Un changement d'opinion

Publié le 23 juin 2006 par Pierre Gonzva

Quand un analyste financier publie un changement d'opinion sur une valeur, l'impact sur les cours peut être significatif, d'autant plus que l'analyste est influent.
Y a-t-il matière à changement d'opinion, d'un point de vue global, sur les marchés financiers ?
Les forces à l'oeuvre depuis 3 ans perdent de leur allant. L'environnement monétaire accomodant et la croissance économique mondiale ont favorisé la hausse de presque toutes les classes d'actifs ainsi que la diminution corrélative de l'aversion au risque.
Mais maintenant, les banques centrales serrent les cordons.
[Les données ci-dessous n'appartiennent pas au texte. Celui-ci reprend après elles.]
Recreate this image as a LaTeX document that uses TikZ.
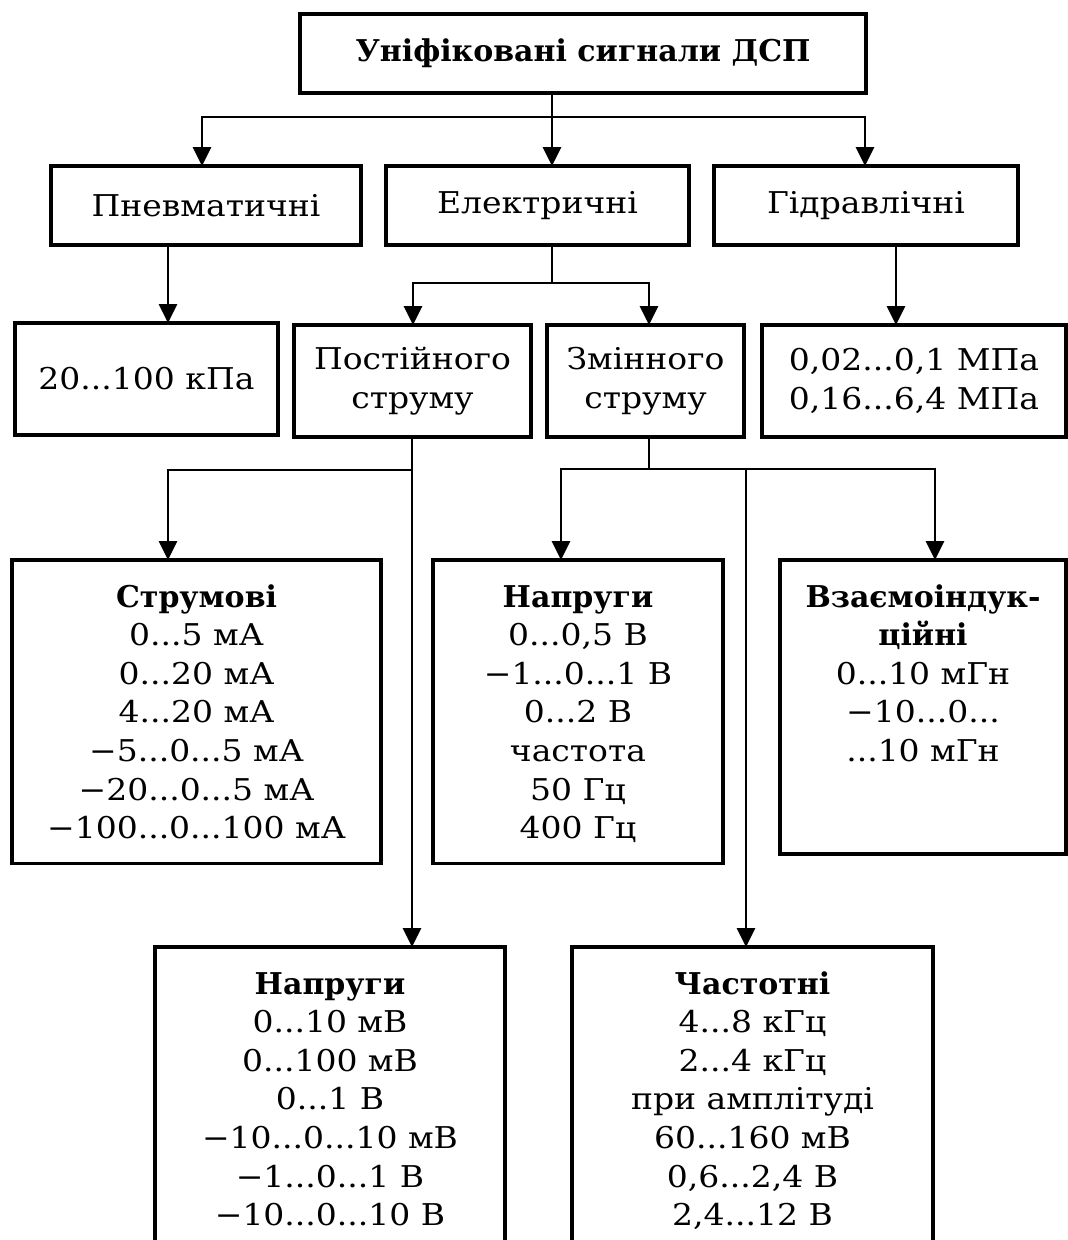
\documentclass[tikz,border=0pt]{standalone}
\usepackage{fontspec}
\setmainfont{DejaVu Serif}[FakeStretch=1.1, BoldFeatures={FakeStretch=1.0}]
\usetikzlibrary{arrows.meta}

\newcommand{\sigfont}{\fontsize{30}{38.6}\selectfont}

\tikzset{
	sigbox/.style={draw, line width=3.2pt, outer sep=0pt, inner sep=0pt, align=center, font=\sigfont},
	tallbox/.style={sigbox, anchor=north, inner ysep=25pt},
	conn/.style={line width=2.8pt},
	arrow/.style={conn, -{Triangle[length=19pt,width=18pt]}}
}

\begin{document}
\begin{tikzpicture}[x=1pt, y=-1pt]

	\path[use as bounding box, fill=white] (0,0) rectangle (1068,1240);

	% Node definitions.
	\node[sigbox, minimum width=566, minimum height=79]    (top) at (583,53.5)  {\textbf{Уніфіковані сигнали ДСП}};
	\node[sigbox, minimum width=310, minimum height=79]   (pnev) at (206,205.5) {Пневматичні};
	\node[sigbox, minimum width=303, minimum height=79]   (elek) at (537.5,205.5) {Електричні};
	\node[sigbox, minimum width=304, minimum height=79]   (hidr) at (866,205.5) {Гідравлічні};
	\node[sigbox, minimum width=263, minimum height=112]   (kpa) at (146.5,379) {20...100 кПа};
	\node[sigbox, minimum width=237, minimum height=112]  (post) at (412.5,381) {Постійного\\струму};
	\node[sigbox, minimum width=197, minimum height=112]  (zmin) at (645.5,381) {Змінного\\струму};
	\node[sigbox, minimum width=304, minimum height=112]   (mpa) at (914,381)   {0,02...0,1 МПа\\0,16...6,4 МПа};

	% Tall boxes: text height = 22pt + lines below the first.
	\node[tallbox, minimum width=369, text height=253.6pt, text depth=-3.6pt] (strum) at (196.5,560)
		{\textbf{Струмові}\\0...5 мА\\0...20 мА\\4...20 мА\\−5...0...5 мА\\−20...0...5 мА\\−100...0...100 мА};
	\node[tallbox, minimum width=290, text height=253.6pt, text depth=-6.6pt] (napr1) at (578,560)
		{\textbf{Напруги}\\0...0,5 В\\−1...0...1 В\\0...2 В\\частота\\50 Гц\\400 Гц};
	\node[tallbox, minimum width=286, text height=176.4pt, text depth=67.6pt] (vzaem) at (923,560)
		{\textbf{Взаємоіндук-}\\\textbf{ційні}\\0...10 мГн\\−10...0...\\...10 мГн};
	\node[tallbox, minimum width=350, text height=253.6pt, text depth=100pt] (napr2) at (330,947)
		{\textbf{Напруги}\\0...10 мВ\\0...100 мВ\\0...1 В\\−10...0...10 мВ\\−1...0...1 В\\−10...0...10 В};
	\node[tallbox, minimum width=361, text height=253.6pt, text depth=100pt] (chast) at (752.5,947)
		{\textbf{Частотні}\\4...8 кГц\\2...4 кГц\\при амплітуді\\60...160 мВ\\0,6...2,4 В\\2,4...12 В};

	% Split points and arrow columns.
	\coordinate  (top_split) at (552,117);
	\coordinate (elek_split) at (552,283);
	\coordinate (post_split) at (412,470);
	\coordinate (zmin_split) at (649,469);
	\coordinate    (c_pnev) at (202,0);
	\coordinate    (c_hidr) at (865,0);
	\coordinate     (c_kpa) at (168,0);
	\coordinate     (c_mpa) at (896,0);
	\coordinate    (c_post) at (413,0);
	\coordinate    (c_zmin) at (649,0);
	\coordinate   (c_napr1) at (561,0);
	\coordinate   (c_vzaem) at (935,0);
	\coordinate   (c_chast) at (746,0);

	% Arrows.
	\draw[conn] (top.south -| top_split) -- (top_split);
	\draw[arrow] (top_split) -| (pnev.north -| c_pnev);
	\draw[arrow] (top_split) -- (elek.north -| top_split);
	\draw[arrow] (top_split) -| (hidr.north -| c_hidr);

	\draw[arrow] (pnev.south -| c_kpa) -- (kpa.north -| c_kpa);
	\draw[arrow] (hidr.south -| c_mpa) -- (mpa.north -| c_mpa);

	\draw[conn] (elek.south -| elek_split) -- (elek_split);
	\draw[arrow] (elek_split) -| (post.north -| c_post);
	\draw[arrow] (elek_split) -| (zmin.north -| c_zmin);

	\draw[conn] (post.south -| post_split) -- (post_split);
	\draw[arrow] (post_split) -| (strum.north -| c_kpa);
	\draw[arrow] (post_split) -- (napr2.north -| post_split);

	\draw[conn] (zmin.south -| zmin_split) -- (zmin_split);
	\draw[arrow] (zmin_split) -| (napr1.north -| c_napr1);
	\draw[arrow] (zmin_split) -| (vzaem.north -| c_vzaem);
	\draw[arrow] (zmin_split -| c_chast) -- (chast.north -| c_chast);

\end{tikzpicture}
\end{document}
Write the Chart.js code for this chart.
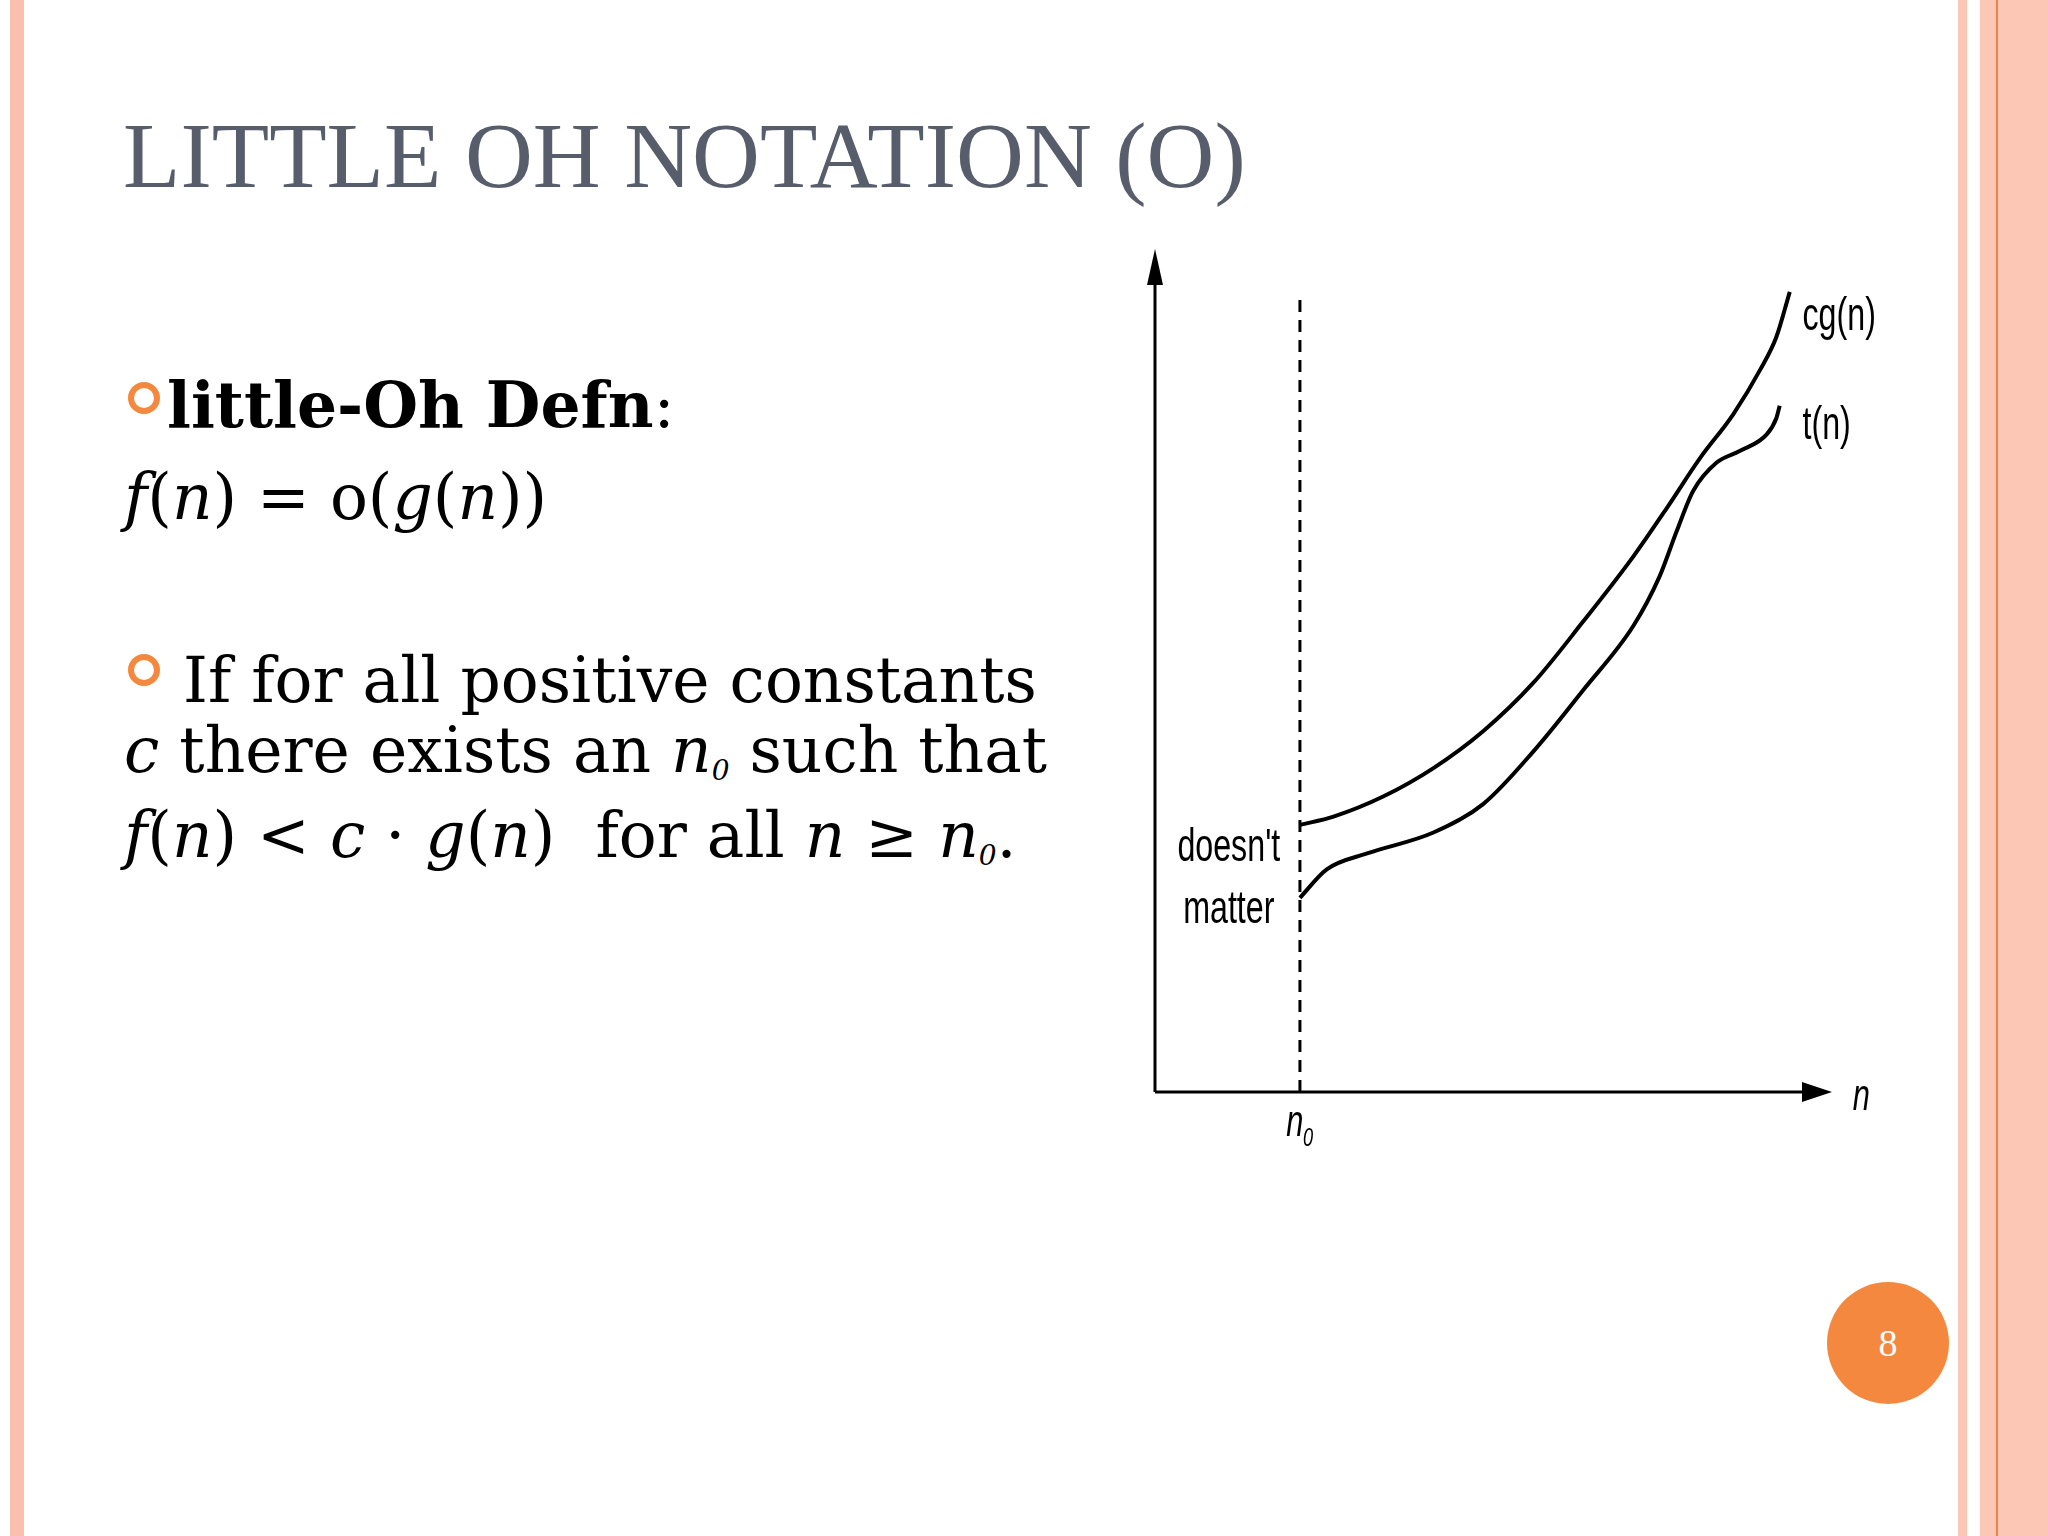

Certains responsables de la FED disent qu'il vaut mieux se tromper par excès de rigueur que par défaut, les faucons de la BCE prennent l'avantage et préparent un train de hausse; la BOJ a stoppé l'inondation quantitative et annonce la fin prochaine de la ZIRP (zéro interest rate policy). Quand à la Banque centrale chinoise, à force de prendre des décisions visant à freiner la croissance galopante des crédits et de la masse monétaire, elle arrivera à du résultat, pas trop brutal on l'espère.
Avec une inflation qui reste faible, la fin de la surliquidité mondiale se traduit par un ralentissement économique et/ou une baisse du prix des actifs. Quel est le délai entre le resserrement monétaire et son impact économique ? On sera peut-être bientôt en position de l'évaluer. Les réactions des marchés boursiers des dernières semaines donnent une première indication. L'aversion au risque s'est considérablement renforcée, avec une hausse très sensible des volatilités implicites, une sous performance des titres à faible liquidité par rapport aux grandes valeurs, des marchés émergents par rapport aux grandes places, un élargissement des spreads de crédit, un affaiblissement de nombreuses devises, un retour de bâton brutal sur les commodities. Sur ce dernier point, la SocGen a publié un graphe très parlant, en superposant la courbe du Nasdaq et celle de l'indice CRB, avec un décalage de 6 ans.
Pour autant, faut-il tout vendre ? Certainement pas, je ne suis pas un perma bear.
Réfléchissons différement : les raisonnements qui ont expliqué le comportement des marchés ces dernières années sont en train de changer. C'est le propre des situations de changement d'équilibre. Là où la logique impliquait une hausse, essayons de deviner les raisons qui feront baisser. Les mêmes données peuvent rentrer dans la black box du marché, et en sortir maintenant d'un autre côté. Humilité face aux certitudes que l'on croyait établies, sensibilité plus fine à ce qui cause des renversements sur les marchés, sont plus que jamais des postures à tenir.
Alors, un changement d'opinion ? Peut-être plus profond qu'on ne le croit.